Darlene is the only person in the courtroom who understands the question.

“Yes,” she says. “That is true.”

“I wouldn’t do no more family violence,” John says. “That’s all I wanna say.”

“All right,” says Master Rothermel, “I’m going to find that there has been family violence in this case, and there is a likelihood of family violence in the future, and so I am issuing a restraining order that prevents you, Mr. Gilliam, from going within 500 feet of her residence or workplace. Do you understand this?”

“Yes sir. I don’t think it’s necessary, but if it’ll make Darlene happy, then that’s what I want, for her and the baby.”

“And I want you to know that this is a two-way street, and so Darlene will be prohibited from going within 500 feet of your residence or workplace as well. Do you understand that?”

Darlene nods.

Watching from the gallery, waiting for a chance to speak to Rothermel, is visiting Master John Elder, another temporary judge called in to lessen the workload in the court of Judge Carolyn Wright, two doors down and to the left.
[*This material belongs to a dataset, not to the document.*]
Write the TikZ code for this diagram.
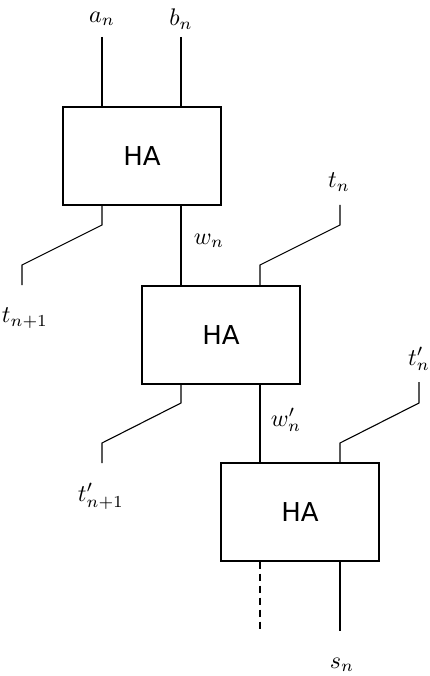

“We do dozens of these,” Elder says. “Sometimes all I hear all day is temporary restraining orders. Abused kids. Violent spouses. Threats. Harassment. If you insisted on a jury trial in one of these cases, you would have to wait at least a year.”

Rothermel calls a ten-minute recess so that he can go into his chambers and interview Jane, a fifteen-year-old girl whose custody is being disputed by Bob and Suzette, her divorced, feuding parents. There are death threats involved, and charges of drug use, and allegations of incest, and a stepmother who thinks Jane is “letting the boys feel all up and down her dress” at junior high.

“He’ll talk to the child in chambers,” says Elder, “so that she’s not forced to look at both parents in the courtroom. We try to avoid that, because it forces the child to choose sides.”

“Looking at them?”

“Right. Looking at both of them at the same time.”

But then the widows and orphans and the strangers never do that. They never look at each other in the courtroom.